HEMI vs. “Regular” Engines: What Really Sets Them Apart

A HEMI engine uses a (roughly) hemispherical combustion chamber that places the valves at wide angles and the spark plug near the center, while most “regular” modern engines use flatter or pent-roof chambers with four smaller valves per cylinder. This difference in chamber shape and valve layout changes how air flows, how the mixture burns, packaging, and ultimately the balance of power, efficiency, emissions, and cost. Below is how the designs compare, why it matters, and when each makes sense.

What “HEMI” Really Means

“HEMI” refers to an engine with a hemispherical—or near-hemispherical—combustion chamber. Classic hemis place two large valves on opposite sides of a domed chamber and the spark plug in the middle, promoting straight, high-volume airflow and a short flame path for a fast, complete burn. In practice, Chrysler’s modern Gen III HEMI (launched in 2003 and used in Dodge and Ram vehicles) isn’t a perfect half-sphere: to meet modern emissions and packaging demands, it uses a refined chamber with two spark plugs per cylinder, carefully shaped “quench” areas, and an overhead-valve (pushrod) layout. The essence, however, remains: widely splayed valves and a centrally located ignition source designed for robust breathing and strong combustion.

What Counts as a “Regular” Engine Today

Most current gasoline engines—especially four- and six-cylinders—use pent-roof combustion chambers with four valves per cylinder, dual overhead cams, variable valve timing, and often direct injection and turbocharging. Even many V8s that aren’t HEMIs use non-hemispherical “wedge” or modern compact chambers. These designs emphasize high mixture motion (swirl/tumble), efficient low-lift airflow, tight quench for knock resistance, and excellent emissions and fuel economy, particularly at part throttle.

Key Differences at a Glance

The contrasts between HEMI and non-HEMI engines show up most clearly in chamber geometry, valve arrangement, and how those choices ripple through performance and efficiency.

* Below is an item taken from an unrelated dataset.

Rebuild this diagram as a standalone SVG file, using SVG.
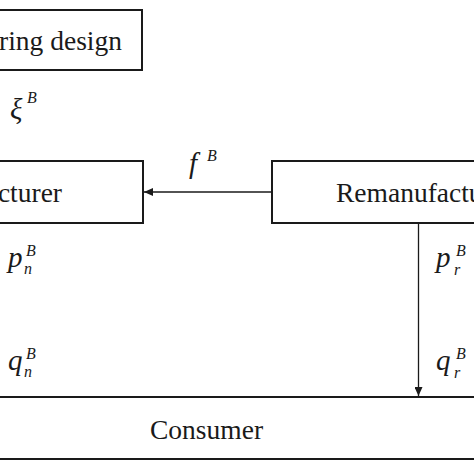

• Combustion chamber shape: HEMI is domed with wide valve angles; modern “regular” designs favor compact pent-roof or wedge chambers with pronounced quench.
• Valves and spark plug placement: Traditional HEMIs use two large valves and a central plug (modern Chrysler uses two plugs per cylinder); regular engines typically use four smaller valves with the plug near the center.
• Airflow behavior: HEMIs excel at high-lift flow and straight paths; four-valve pent-roof heads excel at total curtain area and efficient low-lift flow, aiding high revs and drivability.
• Compression and knock: True hemispherical shapes can make high compression tricky without large piston domes; compact modern chambers with tight quench resist knock and support high compression with flatter pistons.
• Emissions and fuel economy: Historically tougher for classic HEMIs; modern semi-hemi designs plus VVT, multiple spark plugs, and precise fueling have narrowed the gap, but small turbo DI engines still lead in efficiency.
• Packaging and weight: HEMI heads are physically large; four-valve DOHC adds valvetrain bulk up top. Architecture choices (OHV vs. OHC) matter as much as chamber shape.
• Valvetrain architecture: Many HEMIs are OHV pushrod; many “regular” engines are DOHC, but these are independent choices—there are non-HEMI OHV (GM small-block) and non-HEMI DOHC engines.
• Brand identity: “HEMI” is a Chrysler trademark with strong cultural cachet; “regular” spans a wide range from economy-focused fours to high-revving DOHC V8s.

In short, the HEMI’s geometry traditionally favors big-valve breathing and strong combustion, while modern non-HEMI designs emphasize compact burn, superb part-throttle efficiency, and high-rpm flow using four valves.

Pros and Cons in Practice

Here are the typical strengths owners and engineers associate with HEMI-style engines, bearing in mind that modern tuning and technology can blur these lines.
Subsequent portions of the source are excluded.